Why did the U.S. Supreme Court ultimately reverse the Eleventh Circuit's decision?See answer
The U.S. Supreme Court ultimately reversed the Eleventh Circuit's decision because Georgia failed to demonstrate a substantial special need that would justify the suspicionless drug tests, and the requirement was more symbolic than practical.
What does the term "special needs" mean in the context of Fourth Amendment jurisprudence?See answer
The term "special needs" refers to concerns beyond normal law enforcement that justify certain suspicionless searches under the Fourth Amendment.
Why did the U.S. Supreme Court find that Georgia's drug-testing requirement lacked a "special need"?See answer
The U.S. Supreme Court found Georgia's drug-testing requirement lacked a "special need" because there was no evidence of a drug problem among state officials, and the requirement was not well-designed to detect or deter drug use.

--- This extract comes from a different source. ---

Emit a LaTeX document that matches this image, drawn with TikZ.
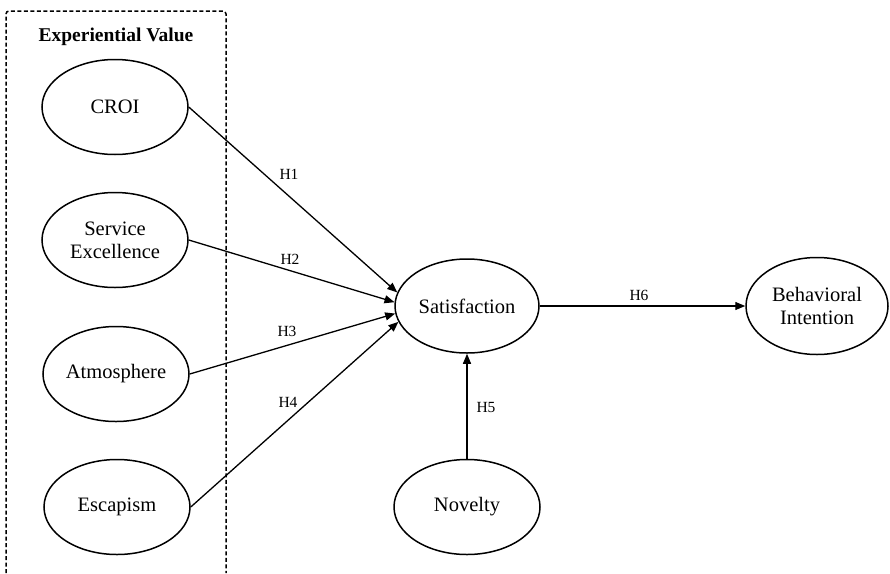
\documentclass[tikz,border=0pt]{standalone}
\usepackage{fontspec}
\setmainfont{Liberation Serif}
\usetikzlibrary{shapes.geometric,arrows.meta}
\begin{document}
\begin{tikzpicture}[x=1pt,y=-1pt,
  latent/.style={draw,ellipse,line width=1.5pt,minimum width=146pt,minimum height=95pt,inner sep=0pt,align=center,font=\fontsize{20.5}{23}\selectfont},
  path/.style={line width=1.3pt,-{Triangle[length=10pt,width=8pt]}},
  hlab/.style={font=\fontsize{15.5}{17}\selectfont},
  group/.style={dash pattern=on 4pt off 2.5pt,line width=1.5pt,rounded corners=3pt}]
\useasboundingbox (0,0) rectangle (890,573);
\draw[group] (6,573) -- (6,11) -- (226,11) -- (226,573);
\node[font=\fontsize{19.5}{22}\selectfont\bfseries] (ev) at (116,37) {Experiential Value};
\node[latent] (croi) at (115,107) {CROI};
\node[latent] (se) at (115,240) {Service\\Excellence};
\node[latent] (atm) at (116,374) {Atmosphere};
\node[latent] (esc) at (117,507) {Escapism};
\node[latent,minimum width=144pt,minimum height=94pt] (sat) at (467,306) {Satisfaction};
\node[latent,minimum width=142pt,minimum height=97pt] (bi) at (817,306) {Behavioral\\Intention};
\node[latent] (nov) at (467,507) {Novelty};
\draw[path] (croi.east) -- (sat.169);
\draw[path] (se.east) -- (sat.177);
\draw[path] (atm.east) -- (sat.186);
\draw[path] (esc.east) -- (sat.193);
\draw[path] (sat.east) -- (bi.west);
\draw[path] (nov.north) -- (sat.south);
\node[hlab] (h1) at (289,174) {H1};
\node[hlab] (h2) at (290,259) {H2};
\node[hlab] (h3) at (287,331) {H3};
\node[hlab] (h4) at (288,402) {H4};
\node[hlab] (h5) at (486,407) {H5};
\node[hlab] (h6) at (639,295) {H6};
\end{tikzpicture}
\end{document}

What role does individualized suspicion play in determining the reasonableness of a search under the Fourth Amendment?See answer
Individualized suspicion generally is needed for a search to be reasonable under the Fourth Amendment, except in cases where a substantial special need is demonstrated.
In what ways did the U.S. Supreme Court find the Georgia statute to be more symbolic than practical?See answer
The U.S. Supreme Court found the Georgia statute to be more symbolic than practical because it was not addressing a real threat to public safety or designed effectively to detect or deter drug use.
How does the U.S. Supreme Court's view of candidates' privacy expectations compare to that of other individuals?See answer
The U.S. Supreme Court's view is that candidates for public office have diminished privacy expectations compared to others due to public scrutiny, but it did not justify the suspicionless searches in this case.
What were the main arguments presented by the dissenting opinion in this case?See answer
The main arguments in the dissenting opinion were that drug use is a significant societal issue, the state need not wait for a drug problem to manifest before acting, and the suspicionless search was reasonable based on the state's interests.
Why did the U.S. Supreme Court reject the respondents' argument that the state's sovereignty justified the drug tests?See answer
The U.S. Supreme Court rejected the respondents' argument because the state's sovereignty does not diminish the Fourth Amendment constraints, and no precedent supports a framework extraordinarily deferential to state measures.
What potential impact does this decision have on future state requirements for candidates or public officials?See answer
This decision potentially limits future state requirements for candidates or public officials by reinforcing the need for substantial special needs to justify suspicionless searches.